▸ OBJECTIVE: Write the lines out exactly as they stand, from the one containing "Convert this chart to matplotlib code." through the one containing "v in y_ticks])", and only those. Omit pictures.
══ INPUT ══
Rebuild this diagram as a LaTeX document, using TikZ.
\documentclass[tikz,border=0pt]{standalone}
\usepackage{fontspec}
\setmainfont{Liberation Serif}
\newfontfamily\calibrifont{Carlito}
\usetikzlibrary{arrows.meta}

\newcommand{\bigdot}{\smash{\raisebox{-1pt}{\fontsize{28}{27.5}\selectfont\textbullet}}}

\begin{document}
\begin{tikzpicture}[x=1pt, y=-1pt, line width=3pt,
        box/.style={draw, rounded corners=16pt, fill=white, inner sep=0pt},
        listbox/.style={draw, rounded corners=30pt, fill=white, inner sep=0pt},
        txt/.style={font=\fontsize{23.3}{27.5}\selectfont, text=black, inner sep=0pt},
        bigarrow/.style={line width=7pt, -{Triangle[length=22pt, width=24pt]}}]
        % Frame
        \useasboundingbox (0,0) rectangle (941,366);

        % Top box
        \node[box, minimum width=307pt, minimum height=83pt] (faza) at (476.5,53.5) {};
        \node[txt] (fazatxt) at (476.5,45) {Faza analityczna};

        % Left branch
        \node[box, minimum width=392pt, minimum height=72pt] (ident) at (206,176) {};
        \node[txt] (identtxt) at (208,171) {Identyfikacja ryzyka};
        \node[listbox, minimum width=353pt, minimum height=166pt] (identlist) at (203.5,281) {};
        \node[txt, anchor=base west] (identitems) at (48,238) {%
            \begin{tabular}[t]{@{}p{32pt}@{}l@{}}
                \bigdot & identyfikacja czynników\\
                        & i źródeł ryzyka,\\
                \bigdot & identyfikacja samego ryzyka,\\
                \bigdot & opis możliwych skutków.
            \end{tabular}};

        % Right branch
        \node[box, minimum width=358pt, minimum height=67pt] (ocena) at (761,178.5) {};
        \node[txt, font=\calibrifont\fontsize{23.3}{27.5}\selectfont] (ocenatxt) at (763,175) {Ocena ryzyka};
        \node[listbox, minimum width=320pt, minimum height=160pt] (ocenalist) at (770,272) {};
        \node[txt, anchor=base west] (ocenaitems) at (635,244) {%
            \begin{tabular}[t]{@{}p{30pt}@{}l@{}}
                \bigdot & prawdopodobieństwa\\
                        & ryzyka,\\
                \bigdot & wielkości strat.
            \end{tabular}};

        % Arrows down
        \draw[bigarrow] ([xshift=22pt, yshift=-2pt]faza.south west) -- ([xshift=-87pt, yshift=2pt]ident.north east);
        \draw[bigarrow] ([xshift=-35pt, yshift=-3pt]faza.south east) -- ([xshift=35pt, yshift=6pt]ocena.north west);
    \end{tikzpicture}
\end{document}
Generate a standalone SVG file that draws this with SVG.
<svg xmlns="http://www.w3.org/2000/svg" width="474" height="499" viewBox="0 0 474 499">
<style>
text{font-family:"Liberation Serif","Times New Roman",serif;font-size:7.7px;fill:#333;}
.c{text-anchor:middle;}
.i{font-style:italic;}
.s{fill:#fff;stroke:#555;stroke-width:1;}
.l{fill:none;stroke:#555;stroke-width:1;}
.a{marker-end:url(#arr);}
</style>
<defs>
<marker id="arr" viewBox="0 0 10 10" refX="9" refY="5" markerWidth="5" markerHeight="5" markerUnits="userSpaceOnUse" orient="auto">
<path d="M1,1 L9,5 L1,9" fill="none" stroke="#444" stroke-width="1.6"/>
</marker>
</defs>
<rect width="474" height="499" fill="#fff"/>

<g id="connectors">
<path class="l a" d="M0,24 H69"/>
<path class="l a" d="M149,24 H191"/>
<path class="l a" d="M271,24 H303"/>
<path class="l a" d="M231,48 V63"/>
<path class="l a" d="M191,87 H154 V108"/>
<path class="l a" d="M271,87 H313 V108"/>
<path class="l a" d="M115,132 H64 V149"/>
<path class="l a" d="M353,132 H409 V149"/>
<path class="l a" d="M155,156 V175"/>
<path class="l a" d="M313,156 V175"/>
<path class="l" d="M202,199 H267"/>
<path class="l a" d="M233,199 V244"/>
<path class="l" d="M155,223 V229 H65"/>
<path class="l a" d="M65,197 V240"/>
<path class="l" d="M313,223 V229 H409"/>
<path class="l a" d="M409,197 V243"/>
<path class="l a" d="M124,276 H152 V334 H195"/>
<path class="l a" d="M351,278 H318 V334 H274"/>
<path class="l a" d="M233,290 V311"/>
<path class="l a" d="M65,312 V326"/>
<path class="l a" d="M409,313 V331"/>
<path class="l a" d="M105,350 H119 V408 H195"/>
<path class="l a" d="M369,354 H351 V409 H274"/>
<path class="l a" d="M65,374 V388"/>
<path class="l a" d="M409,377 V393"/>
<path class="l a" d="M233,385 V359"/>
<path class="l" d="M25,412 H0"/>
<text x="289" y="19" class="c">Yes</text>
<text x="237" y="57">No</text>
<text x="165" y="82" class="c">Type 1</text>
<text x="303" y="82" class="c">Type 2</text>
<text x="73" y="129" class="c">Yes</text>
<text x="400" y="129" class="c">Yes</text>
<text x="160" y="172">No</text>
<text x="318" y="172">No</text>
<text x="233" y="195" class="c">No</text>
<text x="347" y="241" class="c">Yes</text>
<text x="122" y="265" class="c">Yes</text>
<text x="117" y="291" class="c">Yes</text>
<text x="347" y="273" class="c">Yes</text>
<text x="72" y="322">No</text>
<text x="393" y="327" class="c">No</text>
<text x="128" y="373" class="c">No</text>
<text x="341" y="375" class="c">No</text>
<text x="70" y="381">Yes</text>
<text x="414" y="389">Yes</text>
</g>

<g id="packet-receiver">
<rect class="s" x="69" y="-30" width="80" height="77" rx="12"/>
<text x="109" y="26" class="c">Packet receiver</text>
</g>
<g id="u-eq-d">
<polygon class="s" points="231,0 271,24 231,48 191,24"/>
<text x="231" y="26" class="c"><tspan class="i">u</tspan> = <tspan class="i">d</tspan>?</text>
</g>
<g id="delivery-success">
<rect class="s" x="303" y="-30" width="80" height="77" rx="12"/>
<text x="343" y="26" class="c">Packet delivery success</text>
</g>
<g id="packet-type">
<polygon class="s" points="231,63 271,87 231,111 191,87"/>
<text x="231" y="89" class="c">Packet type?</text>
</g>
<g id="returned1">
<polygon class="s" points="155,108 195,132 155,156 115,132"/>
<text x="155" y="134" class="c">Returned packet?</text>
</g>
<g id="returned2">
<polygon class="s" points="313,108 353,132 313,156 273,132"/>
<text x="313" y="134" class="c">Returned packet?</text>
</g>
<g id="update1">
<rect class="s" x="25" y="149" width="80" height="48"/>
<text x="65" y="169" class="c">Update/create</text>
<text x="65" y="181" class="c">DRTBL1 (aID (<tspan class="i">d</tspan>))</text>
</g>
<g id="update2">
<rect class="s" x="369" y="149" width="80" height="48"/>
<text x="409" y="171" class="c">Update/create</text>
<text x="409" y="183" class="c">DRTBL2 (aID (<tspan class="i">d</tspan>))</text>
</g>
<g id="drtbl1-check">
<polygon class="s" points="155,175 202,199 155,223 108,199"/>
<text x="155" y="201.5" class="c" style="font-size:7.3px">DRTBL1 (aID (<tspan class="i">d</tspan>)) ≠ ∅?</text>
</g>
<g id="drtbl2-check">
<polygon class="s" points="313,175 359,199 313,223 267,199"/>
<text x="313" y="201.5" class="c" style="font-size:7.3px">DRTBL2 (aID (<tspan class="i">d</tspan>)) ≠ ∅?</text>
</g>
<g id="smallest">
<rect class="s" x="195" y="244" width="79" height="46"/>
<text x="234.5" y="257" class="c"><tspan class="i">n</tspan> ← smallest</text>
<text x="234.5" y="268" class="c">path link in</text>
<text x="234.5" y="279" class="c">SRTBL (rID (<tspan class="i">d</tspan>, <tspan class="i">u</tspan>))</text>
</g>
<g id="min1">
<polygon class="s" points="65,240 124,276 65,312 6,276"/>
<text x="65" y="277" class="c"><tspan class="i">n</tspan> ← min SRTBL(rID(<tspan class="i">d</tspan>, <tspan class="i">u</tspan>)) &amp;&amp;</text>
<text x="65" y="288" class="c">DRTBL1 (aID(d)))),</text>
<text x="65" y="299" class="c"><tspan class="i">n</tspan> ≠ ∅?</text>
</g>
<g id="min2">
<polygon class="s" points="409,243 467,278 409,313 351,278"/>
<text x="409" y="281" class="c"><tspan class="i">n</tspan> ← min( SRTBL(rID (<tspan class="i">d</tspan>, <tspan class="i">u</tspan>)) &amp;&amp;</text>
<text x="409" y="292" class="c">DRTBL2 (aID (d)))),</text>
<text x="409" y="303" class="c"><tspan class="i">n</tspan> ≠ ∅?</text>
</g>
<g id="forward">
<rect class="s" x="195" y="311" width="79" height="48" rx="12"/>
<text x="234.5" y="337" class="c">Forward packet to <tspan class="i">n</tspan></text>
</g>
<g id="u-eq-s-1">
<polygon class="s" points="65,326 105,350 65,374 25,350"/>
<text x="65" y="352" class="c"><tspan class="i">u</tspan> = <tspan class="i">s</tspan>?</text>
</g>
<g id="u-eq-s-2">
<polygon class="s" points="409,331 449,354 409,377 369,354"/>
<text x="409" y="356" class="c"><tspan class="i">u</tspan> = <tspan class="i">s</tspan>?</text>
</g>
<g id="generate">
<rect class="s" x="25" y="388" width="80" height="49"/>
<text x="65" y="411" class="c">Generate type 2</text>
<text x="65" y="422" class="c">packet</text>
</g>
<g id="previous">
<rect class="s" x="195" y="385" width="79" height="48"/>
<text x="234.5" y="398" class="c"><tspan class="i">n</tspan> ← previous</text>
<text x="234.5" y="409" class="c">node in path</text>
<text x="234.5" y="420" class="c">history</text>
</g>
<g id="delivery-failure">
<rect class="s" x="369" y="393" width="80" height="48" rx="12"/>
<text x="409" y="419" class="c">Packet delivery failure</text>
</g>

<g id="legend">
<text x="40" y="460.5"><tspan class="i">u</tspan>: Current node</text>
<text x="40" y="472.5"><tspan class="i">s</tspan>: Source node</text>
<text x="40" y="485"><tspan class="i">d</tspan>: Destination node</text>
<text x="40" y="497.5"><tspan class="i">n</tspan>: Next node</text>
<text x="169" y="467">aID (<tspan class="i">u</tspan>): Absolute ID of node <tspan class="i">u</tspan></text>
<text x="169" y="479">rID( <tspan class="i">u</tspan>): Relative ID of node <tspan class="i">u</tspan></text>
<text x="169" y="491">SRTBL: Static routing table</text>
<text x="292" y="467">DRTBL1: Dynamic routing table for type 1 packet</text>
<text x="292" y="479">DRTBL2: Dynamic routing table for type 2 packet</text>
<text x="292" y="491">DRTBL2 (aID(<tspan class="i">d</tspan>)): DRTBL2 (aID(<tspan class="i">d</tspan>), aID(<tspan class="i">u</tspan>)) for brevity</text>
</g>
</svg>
═══
══ INPUT ══
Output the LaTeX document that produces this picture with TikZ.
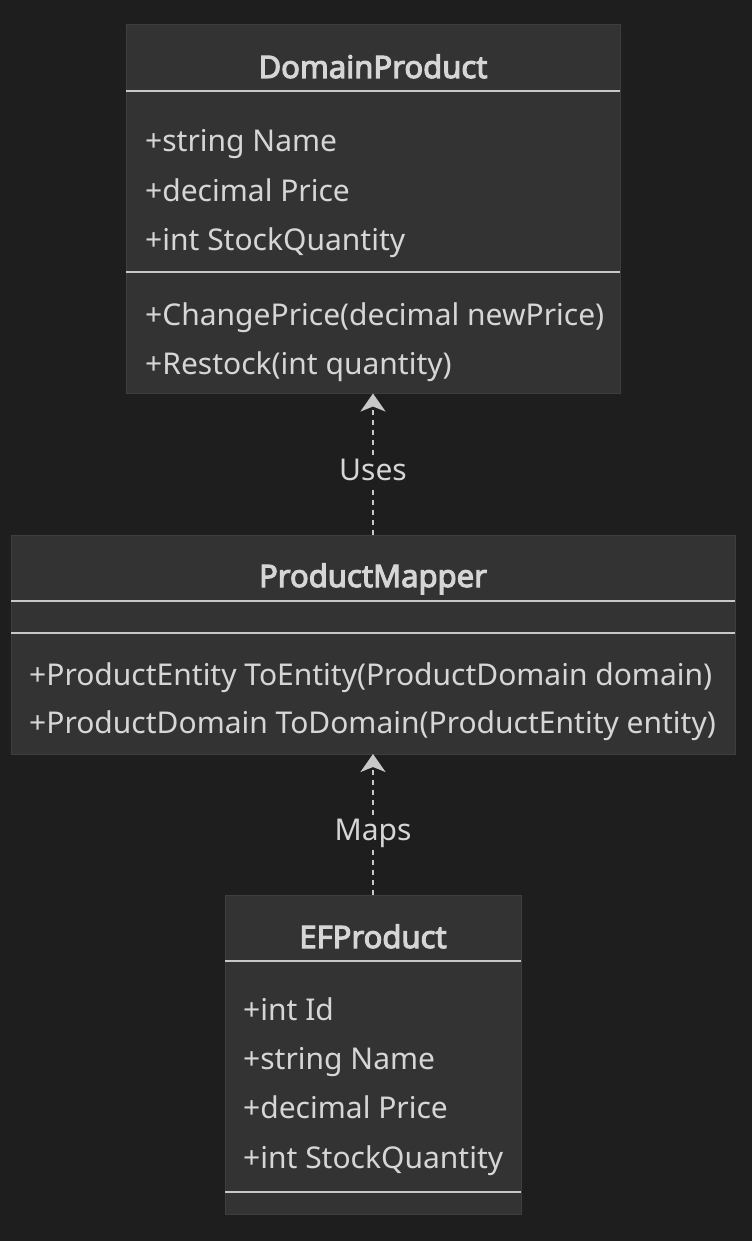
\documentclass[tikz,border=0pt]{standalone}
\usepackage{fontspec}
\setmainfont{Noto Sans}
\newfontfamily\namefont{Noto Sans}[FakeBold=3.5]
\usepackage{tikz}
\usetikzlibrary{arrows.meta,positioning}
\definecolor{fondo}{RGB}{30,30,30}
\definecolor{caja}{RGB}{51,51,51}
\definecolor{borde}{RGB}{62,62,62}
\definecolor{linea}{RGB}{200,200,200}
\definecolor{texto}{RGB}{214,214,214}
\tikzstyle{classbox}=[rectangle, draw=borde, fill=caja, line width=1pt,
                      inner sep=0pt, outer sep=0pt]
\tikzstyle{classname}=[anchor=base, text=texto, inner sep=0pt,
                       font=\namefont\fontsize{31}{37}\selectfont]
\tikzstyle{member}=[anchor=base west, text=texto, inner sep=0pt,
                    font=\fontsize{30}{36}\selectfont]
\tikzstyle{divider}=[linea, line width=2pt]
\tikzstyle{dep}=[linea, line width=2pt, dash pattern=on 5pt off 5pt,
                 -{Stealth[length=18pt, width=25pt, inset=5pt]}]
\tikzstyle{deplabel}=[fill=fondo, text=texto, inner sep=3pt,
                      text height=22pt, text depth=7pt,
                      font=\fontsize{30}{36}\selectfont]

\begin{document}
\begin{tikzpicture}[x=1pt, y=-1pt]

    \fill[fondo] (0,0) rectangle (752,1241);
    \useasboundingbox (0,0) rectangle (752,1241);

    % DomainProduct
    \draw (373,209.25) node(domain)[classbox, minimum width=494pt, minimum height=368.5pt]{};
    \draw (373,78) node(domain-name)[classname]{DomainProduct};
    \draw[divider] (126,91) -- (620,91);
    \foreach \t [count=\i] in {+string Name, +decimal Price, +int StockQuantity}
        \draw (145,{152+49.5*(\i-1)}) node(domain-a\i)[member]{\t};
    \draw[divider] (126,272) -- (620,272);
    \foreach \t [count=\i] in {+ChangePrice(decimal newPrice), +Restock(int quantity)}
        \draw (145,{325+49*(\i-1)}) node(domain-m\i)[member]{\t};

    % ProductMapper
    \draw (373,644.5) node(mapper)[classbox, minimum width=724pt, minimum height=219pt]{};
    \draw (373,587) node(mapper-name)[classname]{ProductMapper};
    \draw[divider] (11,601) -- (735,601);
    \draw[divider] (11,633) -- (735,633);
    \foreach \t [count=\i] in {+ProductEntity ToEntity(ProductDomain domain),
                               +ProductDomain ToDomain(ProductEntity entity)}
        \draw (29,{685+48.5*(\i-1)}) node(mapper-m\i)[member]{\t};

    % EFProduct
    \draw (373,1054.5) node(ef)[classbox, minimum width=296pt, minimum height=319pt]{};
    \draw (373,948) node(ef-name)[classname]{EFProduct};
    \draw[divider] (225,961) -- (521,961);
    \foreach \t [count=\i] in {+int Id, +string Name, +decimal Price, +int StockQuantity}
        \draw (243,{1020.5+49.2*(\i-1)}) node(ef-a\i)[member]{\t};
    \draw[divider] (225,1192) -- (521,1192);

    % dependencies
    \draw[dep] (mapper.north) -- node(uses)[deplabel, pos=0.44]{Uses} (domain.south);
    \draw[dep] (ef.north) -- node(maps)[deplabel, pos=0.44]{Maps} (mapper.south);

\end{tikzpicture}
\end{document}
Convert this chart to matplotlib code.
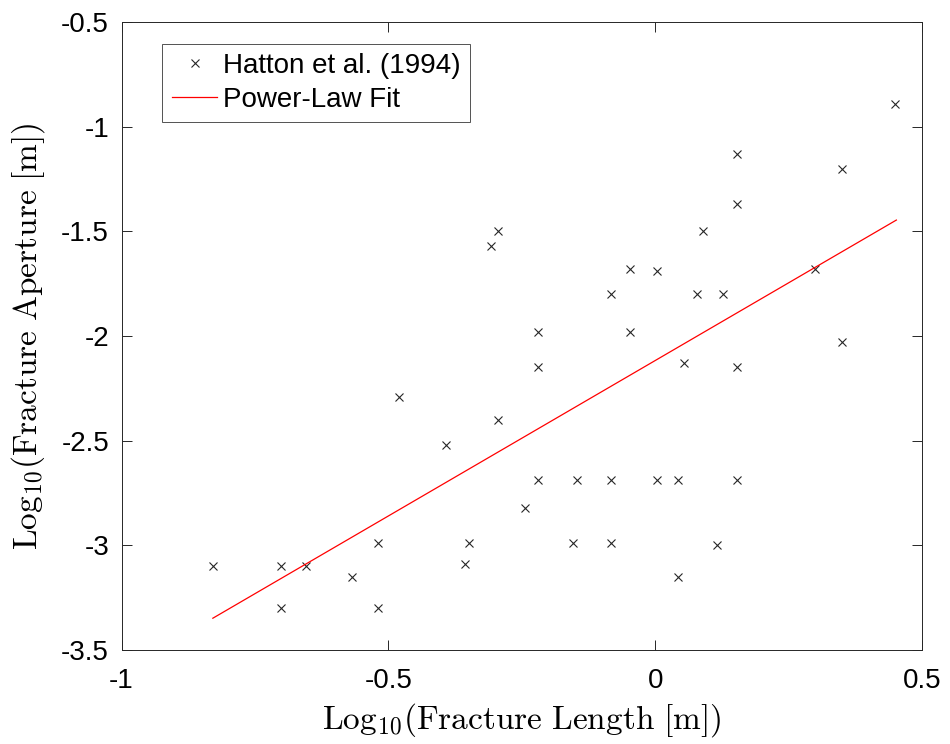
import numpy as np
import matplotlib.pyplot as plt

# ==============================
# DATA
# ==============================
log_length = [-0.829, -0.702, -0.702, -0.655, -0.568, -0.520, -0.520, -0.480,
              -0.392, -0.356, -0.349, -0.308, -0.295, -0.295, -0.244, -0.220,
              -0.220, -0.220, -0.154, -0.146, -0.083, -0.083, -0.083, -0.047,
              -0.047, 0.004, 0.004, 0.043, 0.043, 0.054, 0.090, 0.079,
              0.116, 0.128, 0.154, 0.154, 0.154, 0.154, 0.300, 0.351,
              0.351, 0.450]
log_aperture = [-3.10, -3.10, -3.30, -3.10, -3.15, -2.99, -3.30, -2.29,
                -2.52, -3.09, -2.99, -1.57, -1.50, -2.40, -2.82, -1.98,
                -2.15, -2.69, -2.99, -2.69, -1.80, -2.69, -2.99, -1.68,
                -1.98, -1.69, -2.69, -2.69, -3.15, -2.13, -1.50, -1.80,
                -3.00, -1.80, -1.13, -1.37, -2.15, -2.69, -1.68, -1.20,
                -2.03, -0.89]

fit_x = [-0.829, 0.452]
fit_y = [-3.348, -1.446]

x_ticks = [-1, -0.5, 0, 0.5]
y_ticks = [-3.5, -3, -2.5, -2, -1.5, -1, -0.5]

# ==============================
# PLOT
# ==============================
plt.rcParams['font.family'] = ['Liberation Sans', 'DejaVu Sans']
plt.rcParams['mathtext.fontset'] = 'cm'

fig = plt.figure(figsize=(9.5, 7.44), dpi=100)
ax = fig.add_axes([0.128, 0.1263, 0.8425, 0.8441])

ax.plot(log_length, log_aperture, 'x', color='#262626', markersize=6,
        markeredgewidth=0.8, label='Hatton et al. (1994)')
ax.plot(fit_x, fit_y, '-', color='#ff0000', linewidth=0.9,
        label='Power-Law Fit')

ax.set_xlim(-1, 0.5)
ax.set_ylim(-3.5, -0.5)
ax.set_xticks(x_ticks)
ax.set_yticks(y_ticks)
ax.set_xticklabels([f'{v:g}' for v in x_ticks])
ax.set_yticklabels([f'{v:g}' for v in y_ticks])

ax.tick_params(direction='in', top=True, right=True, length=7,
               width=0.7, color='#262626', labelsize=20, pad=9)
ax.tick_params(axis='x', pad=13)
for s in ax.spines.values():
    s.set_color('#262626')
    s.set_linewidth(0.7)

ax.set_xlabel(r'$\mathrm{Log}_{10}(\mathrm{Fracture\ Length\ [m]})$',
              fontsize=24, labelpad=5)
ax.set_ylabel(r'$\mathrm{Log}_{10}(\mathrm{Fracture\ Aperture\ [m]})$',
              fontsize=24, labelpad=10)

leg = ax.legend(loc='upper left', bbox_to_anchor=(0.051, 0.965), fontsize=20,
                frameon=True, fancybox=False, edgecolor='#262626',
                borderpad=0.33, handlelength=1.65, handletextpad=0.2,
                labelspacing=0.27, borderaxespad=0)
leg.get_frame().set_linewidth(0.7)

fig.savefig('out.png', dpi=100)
═══
▸ WRITTEN RESPONSE:
Convert this chart to matplotlib code.
import numpy as np
import matplotlib.pyplot as plt

# ==============================
# DATA
# ==============================
log_length = [-0.829, -0.702, -0.702, -0.655, -0.568, -0.520, -0.520, -0.480,
              -0.392, -0.356, -0.349, -0.308, -0.295, -0.295, -0.244, -0.220,
              -0.220, -0.220, -0.154, -0.146, -0.083, -0.083, -0.083, -0.047,
              -0.047, 0.004, 0.004, 0.043, 0.043, 0.054, 0.090, 0.079,
              0.116, 0.128, 0.154, 0.154, 0.154, 0.154, 0.300, 0.351,
              0.351, 0.450]
log_aperture = [-3.10, -3.10, -3.30, -3.10, -3.15, -2.99, -3.30, -2.29,
                -2.52, -3.09, -2.99, -1.57, -1.50, -2.40, -2.82, -1.98,
                -2.15, -2.69, -2.99, -2.69, -1.80, -2.69, -2.99, -1.68,
                -1.98, -1.69, -2.69, -2.69, -3.15, -2.13, -1.50, -1.80,
                -3.00, -1.80, -1.13, -1.37, -2.15, -2.69, -1.68, -1.20,
                -2.03, -0.89]

fit_x = [-0.829, 0.452]
fit_y = [-3.348, -1.446]

x_ticks = [-1, -0.5, 0, 0.5]
y_ticks = [-3.5, -3, -2.5, -2, -1.5, -1, -0.5]

# ==============================
# PLOT
# ==============================
plt.rcParams['font.family'] = ['Liberation Sans', 'DejaVu Sans']
plt.rcParams['mathtext.fontset'] = 'cm'

fig = plt.figure(figsize=(9.5, 7.44), dpi=100)
ax = fig.add_axes([0.128, 0.1263, 0.8425, 0.8441])

ax.plot(log_length, log_aperture, 'x', color='#262626', markersize=6,
        markeredgewidth=0.8, label='Hatton et al. (1994)')
ax.plot(fit_x, fit_y, '-', color='#ff0000', linewidth=0.9,
        label='Power-Law Fit')

ax.set_xlim(-1, 0.5)
ax.set_ylim(-3.5, -0.5)
ax.set_xticks(x_ticks)
ax.set_yticks(y_ticks)
ax.set_xticklabels([f'{v:g}' for v in x_ticks])
ax.set_yticklabels([f'{v:g}' for v in y_ticks])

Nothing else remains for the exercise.